By Matt Daily
ANGLETON, Texas (Reuters) – Merck & Co. used a game called
“dodge ball” to teach its sales force how to avoid questions
about safety problems with Vioxx, a lawyer for plaintiffs suing
the pharmaceutical giant told a jury on Monday.
The civil case, which pits the family of a deceased Texas
man against the New Jersey-based company, is the first of more
than 3,800 lawsuits filed against the company to come to trial
and charges that Merck hid the risks of heart attacks caused by
the popular painkiller.
In the first day of testimony, plaintiffs lawyer Mark
Lanier showed the jury in southeast Texas a Merck training
document titled “Dodge!” and questioned a top Merck scientist
about the marketing exercise.
“It was a game the marketing people played on how to teach
the marketing people how to answer questions” about Vioxx,
Merck’s chief epidemiologist Nancy Santanello said under
questioning.
But Santanello said the point of the exercise was not avoid
questions about the safety of the drug.
“You cannot win (the game) if you dodge all the questions
… marketing people sometimes name things to make them more
interesting,” she said.
Merck pulled Vioxx off the market in September when it said
it became aware the drug increased the risk of heart attack and
stroke.
Vioxx is the trade name for rofecoxib, which is part of the
class of drugs called NSAIDs. It was touted as a pain and
inflammation reliever that did not cause ulcers or
gastrointestinal bleeding, a side effect of many such
medications.
Robert Ernst died in 2001 after taking Vioxx for about six
months to combat pain in his hand from arthritis. The
59-year-old was an avid runner with no history of heart
problems, his family’s lawyers have said.

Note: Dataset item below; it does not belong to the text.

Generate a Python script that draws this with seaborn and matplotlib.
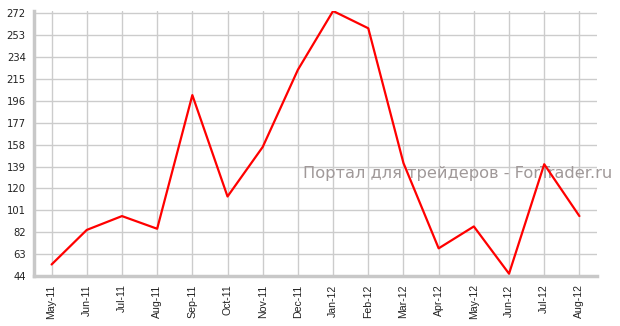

Merck has argued in court documents that the heightened
health risks did not occur unless patients took the drug for
more than 18 months, far longer than Ernst had taken it.

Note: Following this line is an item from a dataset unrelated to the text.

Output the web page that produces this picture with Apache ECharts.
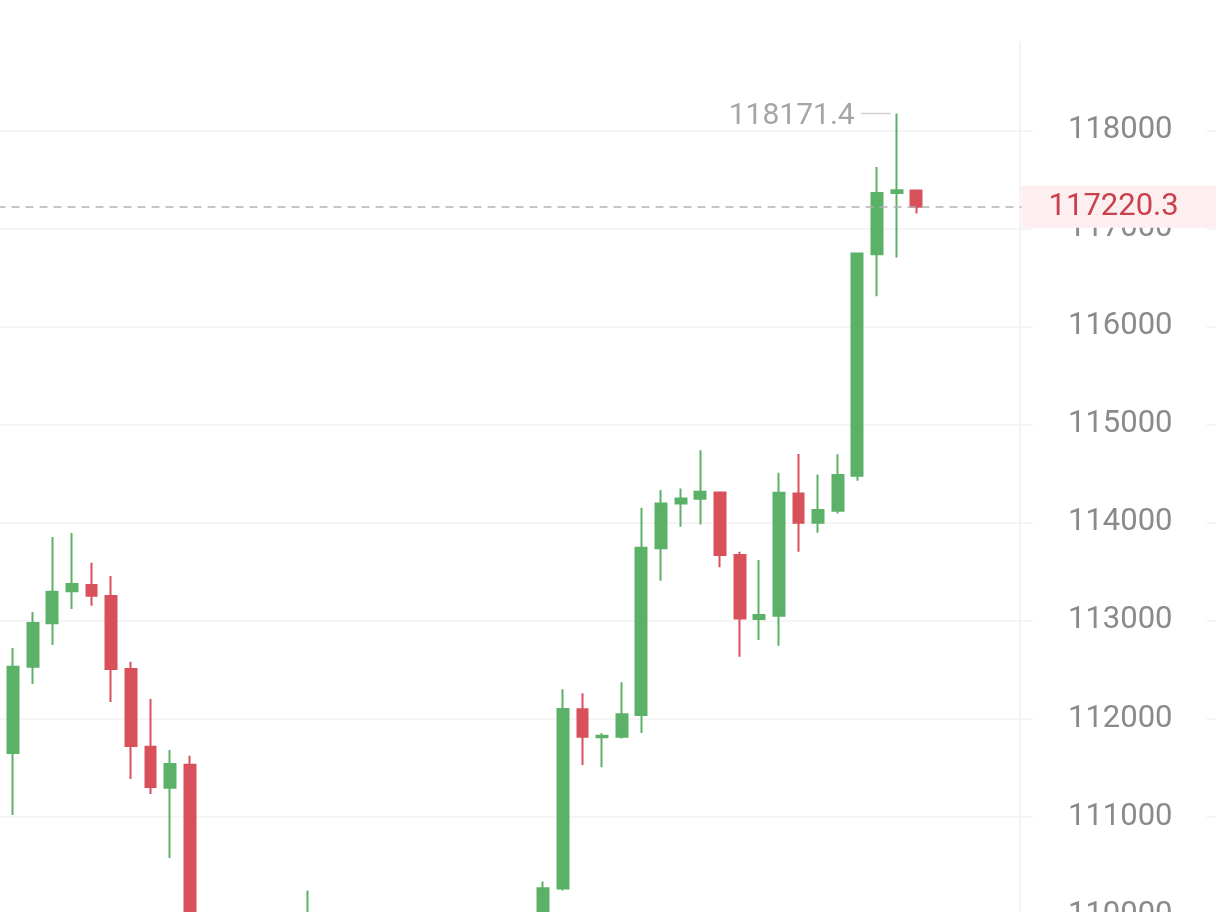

The company also said that Vioxx has also not been shown to
raise the risk of heart arrhythmia, which was believed to cause
Ernst’s death.
Lanier also showed a warning letter sent by the U.S. Food
and Drug Administration to Merck in September 2001 that
chastised the company’s safety claims on Vioxx as “simply
incomprehensible given the rate of (heart attacks) and serious
cardiovascular events compared to naproxin,” the drug used in
over-the-counter painkiller Advil.
Santanello said the company took steps to address the
claims in the FDA’s letters.
“My experience at Merck is we take warning letters very
seriously and address them very promptly,” she said.